- Author
- Sime, J. | Breaux, J. | Canter, D.
- Title
- Human Behavior Patterns in Domestic and Hospital Fires.
- Coporate
- Fire Research Station, Borehamwood, England
- Report
- BRE Occasional Paper 59, May 1994, 104 p.
- Keywords
- residential buildings | hospitals | human behavior | case histories
- Abstract
- These two studies formed part of the work that enabled the University of Surrey to develop a coherent model of human behavior in fire. Extracts from the studies were also reproduced in "Fires and Human Behavior", which Professor David Canter, who led the Fire Research Unit at Surrey, contributed to and edited. Copies of the internal notes were made available to the research community at the time, but the work 'WAS NOT PUBLISHED'. The Fire Risk Unit of the Fire Research Station, in developing its simulation aproach to risk analysis, initially in the context of dwellings, has had occasion to revisit this material in much greater detail to ensure that its modelling of the extremely complex human behavior in dwelling fires will track the circumstances of some of these studies.
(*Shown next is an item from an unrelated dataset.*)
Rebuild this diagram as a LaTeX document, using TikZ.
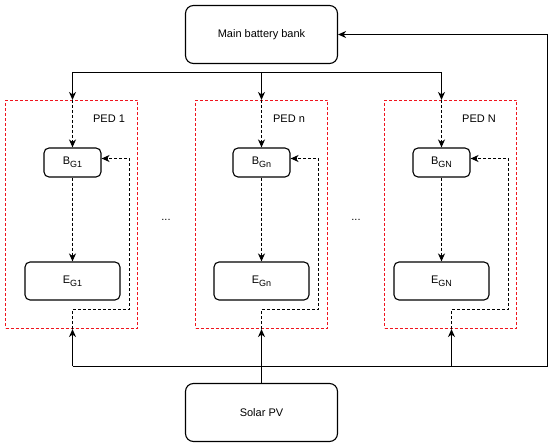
\documentclass[tikz,border=0pt]{standalone}
\usepackage{fontspec}
\setmainfont{Liberation Sans}
\usetikzlibrary{arrows.meta,calc}
\definecolor{pedred}{RGB}{240,20,30}
\newcommand{\subtxt}[1]{\raisebox{-2.6pt}{\fontsize{9}{9}\selectfont #1}}
\begin{document}
\begin{tikzpicture}[x=1pt,y=-1pt,
  box/.style={draw,rounded corners=8pt,line width=1.1pt,minimum width=152pt,minimum height=58pt,inner sep=0pt,font=\fontsize{11}{13}\selectfont},
  small/.style={draw,rounded corners=5pt,line width=1.1pt,inner sep=0pt,font=\fontsize{11}{13}\selectfont},
  ped/.style={draw=pedred,dash pattern=on 3pt off 2pt,line width=1.1pt,minimum width=132pt,minimum height=228pt,inner sep=0pt},
  lbl/.style={inner sep=0pt,font=\fontsize{11}{13}\selectfont},
  arr/.style={-{Stealth[length=8pt,width=7pt,inset=2.5pt]},line width=1.1pt},
  dsh/.style={arr,dash pattern=on 3pt off 2pt},
  fb/.style={dsh},
  ln/.style={line width=1.1pt}]
\useasboundingbox (0,0) rectangle (550,446);

% main and solar
\node[box] (main) at (261.5,34.5) {Main battery bank};
\node[box] (solar) at (261.5,412.5) {Solar PV};

% PED boxes
\node[ped] (P1) at (71.5,214.5) {};
\node[ped] (P2) at (261.5,214.5) {};
\node[ped] (P3) at (450.5,214.5) {};
\node[lbl] (L1) at (109,119) {PED 1};
\node[lbl] (L2) at (289,119) {PED n};
\node[lbl] (L3) at (479,119) {PED N};
\node[lbl] (D1) at (166,220) {...};
\node[lbl] (D2) at (356,220) {...};

% B and E nodes
\node[small,minimum width=57pt,minimum height=29pt] (B1) at (72.5,162.5) {B\subtxt{G1}};
\node[small,minimum width=57pt,minimum height=29pt] (B2) at (261.5,162.5) {B\subtxt{Gn}};
\node[small,minimum width=57pt,minimum height=29pt] (B3) at (441.5,162.5) {B\subtxt{GN}};
\node[small,minimum width=95pt,minimum height=38pt] (E1) at (72.5,281) {E\subtxt{G1}};
\node[small,minimum width=95pt,minimum height=38pt] (E2) at (261.5,281) {E\subtxt{Gn}};
\node[small,minimum width=95pt,minimum height=38pt] (E3) at (441.5,281) {E\subtxt{GN}};

% top bus
\coordinate (t1) at (72.5,72.5);
\coordinate (t2) at (261.5,72.5);
\coordinate (t3) at (441.5,72.5);
\draw[ln] (t1) -- (t3);
\draw[arr] (t1) -- (t1 |- P1.north);
\draw[arr] (t2) -- (t2 |- P2.north);
\draw[arr] (t3) -- (t3 |- P3.north);

% dashed inside PEDs
\draw[dsh] (t1 |- P1.north) -- (B1.north);
\draw[dsh] (t2 |- P2.north) -- (B2.north);
\draw[dsh] (t3 |- P3.north) -- (B3.north);
\draw[dsh] (B1.south) -- (E1.north);
\draw[dsh] (B2.south) -- (E2.north);
\draw[dsh] (B3.south) -- (E3.north);

% bottom bus
\coordinate (b1) at (72.5,366.5);
\coordinate (b2) at (261.5,366.5);
\coordinate (b3) at (451.5,366.5);
\coordinate (br) at (547.5,366.5);
\coordinate (tr) at (547.5,34.5);
\draw[ln] (b1) -- (br);
\draw[arr] (b1) -- (b1 |- P1.south);
\draw[arr] (solar.north) -- (P2.south);
\draw[arr] (b3) -- (b3 |- P3.south);
\draw[arr] (br) -- (tr) -- (main.east);

% feedback dashed
\draw[fb] (b1 |- P1.south) -- (72.5,309.5) -- (129.5,309.5) -- (129.5,158.5) -- (B1.east |- 0,158.5);
\draw[fb] (b2 |- P2.south) -- (261.5,309.5) -- (318.5,309.5) -- (318.5,158.5) -- (B2.east |- 0,158.5);
\draw[fb] (b3 |- P3.south) -- (451.5,309.5) -- (508.5,309.5) -- (508.5,158.5) -- (B3.east |- 0,158.5);
\end{tikzpicture}
\end{document}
It is therefore appropriate that BRE should publish the early work so that other research groups can follow this path independently. It has not proved possible to make adequate copies of the illustrations of buildings which appeared in the original reports, but little has been lost by omitting them. Statistics indicate that the majority of deaths and casualties caused by fire in the UK occur in households. It has been noted that, on average, only one fire in 500 in non-domestic buildings involves deaths, compared with one fatality in 80 fires in dwellings. The rate of casualties per thousand fires is comparable in hotels, but the number of fires in dwellings far outnumbers that in other building and occupancy types. Statistics collected in the USA also reflect the high number of casualties in households.